Receiver Appointment and Authority
In addressing the appellant's argument regarding the bankruptcy court's authority to appoint a receiver, the court explained that 11 U.S.C. § 105(b) restricts bankruptcy courts from appointing receivers in cases under title 11. However, the court reasoned that the foreclosure proceeding was an adversary proceeding initiated by the trustee, rather than a case under title 11, thereby falling outside the prohibition of § 105(b). This distinction was crucial because it clarified that the bankruptcy court retained the authority to appoint a receiver for the limited purpose of administering the mortgaged property during the foreclosure process. The court cited a precedent that affirmed the bankruptcy court's ability to act in this capacity, emphasizing that the appointment of a receiver was aligned with the trustee's efforts to manage the estate's assets properly. Thus, the Eighth Circuit upheld the bankruptcy court's decision to appoint a receiver as within its jurisdiction and authority in this specific context.

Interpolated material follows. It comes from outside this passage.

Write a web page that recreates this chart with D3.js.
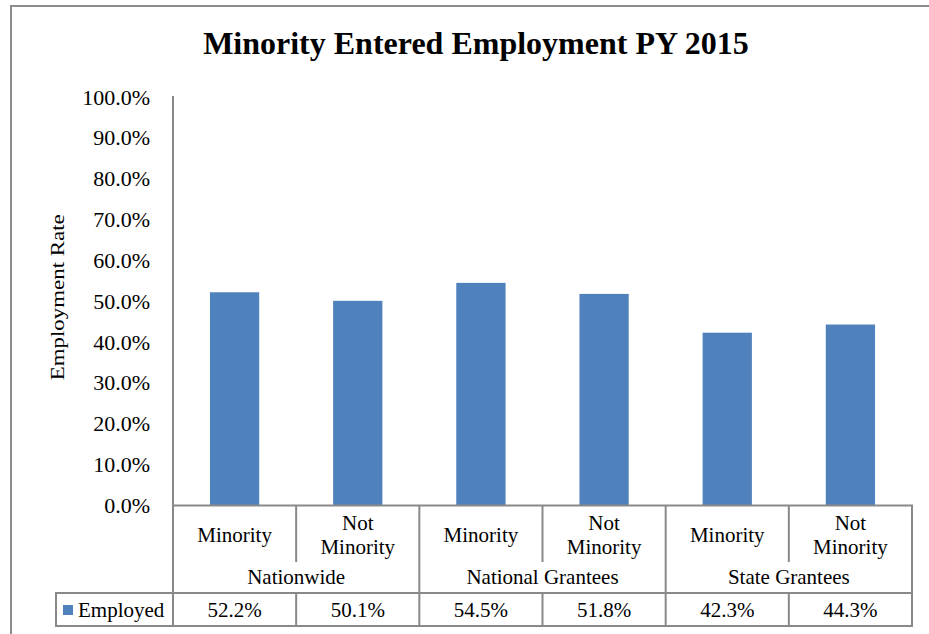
<!DOCTYPE html>
<html>
<head>
<meta charset="utf-8">
<script src="https://cdn.jsdelivr.net/npm/d3@7/dist/d3.min.js"></script>
<style>
  html, body { margin: 0; padding: 0; background: #fff; }
  svg { display: block; }
  text { font-family: "Liberation Serif", "Times New Roman", serif; fill: #000; }
</style>
</head>
<body>
<svg id="chart" width="929" height="634"></svg>
<script>
const title = "Minority Entered Employment PY 2015";
const yAxisTitle = "Employment Rate";
const groups = ["Nationwide", "National Grantees", "State Grantees"];
const subcategories = [["Minority"], ["Not", "Minority"]];
const seriesName = "Employed";
const values = [0.522, 0.501, 0.545, 0.518, 0.423, 0.443];
const valueLabels = ["52.2%", "50.1%", "54.5%", "51.8%", "42.3%", "44.3%"];
const yTicks = [0, 0.1, 0.2, 0.3, 0.4, 0.5, 0.6, 0.7, 0.8, 0.9, 1.0];

const svg = d3.select("#chart");
const W = 929, H = 634;
const plotL = 173, plotR = 912, plotT = 97, plotB = 505.5;
const gridColor = "#898989";
const barColor = "#4F81BD";

// outer frame (partially visible)
svg.append("path")
  .attr("d", `M11,${H} L11,6 L${W},6`)
  .attr("fill", "none").attr("stroke", "#8c8c8c").attr("stroke-width", 2);

const idx = d3.range(values.length);
const x = d3.scaleBand().domain(idx).range([plotL, plotR]).paddingInner(0.6).paddingOuter(0.3);
const y = d3.scaleLinear().domain([0, 1]).range([plotB, plotT]);

// title
svg.append("text")
  .attr("x", 476).attr("y", 54)
  .attr("text-anchor", "middle")
  .attr("font-size", 32).attr("font-weight", "bold")
  .text(title);

// y axis tick labels
const fmt = d3.format(".1%");
svg.append("g").selectAll("text").data(yTicks).join("text")
  .attr("x", 150).attr("y", d => y(d) + 7.5)
  .attr("text-anchor", "end").attr("font-size", 22)
  .text(d => fmt(d));

// y axis line
svg.append("line")
  .attr("x1", plotL).attr("x2", plotL)
  .attr("y1", y(1) - 1).attr("y2", plotB)
  .attr("stroke", gridColor).attr("stroke-width", 2);

// y axis title
svg.append("text")
  .attr("transform", `translate(64,${(y(0) + y(1)) / 2 - 4}) rotate(-90)`)
  .attr("text-anchor", "middle").attr("font-size", 19)
  .attr("textLength", 166).attr("lengthAdjust", "spacingAndGlyphs")
  .text(yAxisTitle);

// bars
svg.append("g").selectAll("rect").data(idx).join("rect")
  .attr("x", i => x(i)).attr("width", x.bandwidth())
  .attr("y", i => y(values[i])).attr("height", i => y(0) - y(values[i]))
  .attr("fill", barColor);

// data table
const step = x.step();
const cellL = i => plotL + i * step;
const rowTop = plotB, rowSub = 562, rowGrp = 593, rowEnd = 626, legendL = 56;
const tbl = svg.append("g").attr("stroke", gridColor).attr("stroke-width", 2).attr("fill", "none");
const line = (x1, y1, x2, y2) => tbl.append("line").attr("x1", x1).attr("y1", y1).attr("x2", x2).attr("y2", y2);

line(plotL - 1, rowTop, plotR + 1, rowTop);
line(legendL - 1, rowGrp, plotR + 1, rowGrp);
line(legendL - 1, rowEnd, plotR + 1, rowEnd);
line(legendL, rowGrp, legendL, rowEnd);
for (let i = 0; i <= values.length; i++) {
  const xx = cellL(i);
  if (i % 2 === 0) line(xx, rowTop, xx, rowEnd);
  else { line(xx, rowTop, xx, rowSub); line(xx, rowGrp, xx, rowEnd); }
}

// category labels
idx.forEach(i => {
  const lines = subcategories[i % 2];
  const cx = cellL(i) + step / 2;
  const baselines = lines.length === 1 ? [542] : [530, 554];
  lines.forEach((t, k) => {
    svg.append("text").attr("x", cx).attr("y", baselines[k])
      .attr("text-anchor", "middle").attr("font-size", 21).text(t);
  });
  svg.append("text").attr("x", cx).attr("y", 617)
    .attr("text-anchor", "middle").attr("font-size", 21).text(valueLabels[i]);
});

// group labels
groups.forEach((g, j) => {
  svg.append("text").attr("x", cellL(2 * j) + step).attr("y", 584)
    .attr("text-anchor", "middle").attr("font-size", 21).text(g);
});

// legend key in table
svg.append("rect").attr("x", 63).attr("y", 605).attr("width", 10).attr("height", 10).attr("fill", barColor);
svg.append("text").attr("x", 78).attr("y", 617).attr("font-size", 21).text(seriesName);
</script>
</body>
</html>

Conclusion on Jurisdiction and Authority
Ultimately, the Eighth Circuit affirmed the district court's ruling, concluding that the bankruptcy court had proper jurisdiction to conduct the foreclosure proceeding and appoint a receiver. The court's reasoning was grounded in the classification of the foreclosure as a core proceeding involving the turnover of a matured debt, which was essential for the administration of the bankrupt estate. The legislative background provided a framework that supported the bankruptcy court's jurisdiction, particularly in light of the unique circumstances of the case. The court's analysis underscored the importance of prompt judicial action in managing assets within a bankruptcy context, thereby facilitating an efficient resolution for the debtor's estate. Thus, the Eighth Circuit's decision reinforced the jurisdictional authority of bankruptcy courts in similar cases, ensuring that the interests of the estate and its creditors were adequately protected.